▸ JOB
Reproduce the full listing that appears beneath this instruction exactly.

+---+

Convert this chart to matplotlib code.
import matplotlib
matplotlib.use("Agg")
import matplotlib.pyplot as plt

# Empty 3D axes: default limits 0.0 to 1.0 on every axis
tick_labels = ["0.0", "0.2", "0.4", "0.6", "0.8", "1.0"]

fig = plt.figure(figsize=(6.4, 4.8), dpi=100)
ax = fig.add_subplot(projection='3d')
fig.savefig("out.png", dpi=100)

+---+

▸ RIGHT ANSWER
Convert this chart to matplotlib code.
import matplotlib
matplotlib.use("Agg")
import matplotlib.pyplot as plt

# Empty 3D axes: default limits 0.0 to 1.0 on every axis
tick_labels = ["0.0", "0.2", "0.4", "0.6", "0.8", "1.0"]

fig = plt.figure(figsize=(6.4, 4.8), dpi=100)
ax = fig.add_subplot(projection='3d')
fig.savefig("out.png", dpi=100)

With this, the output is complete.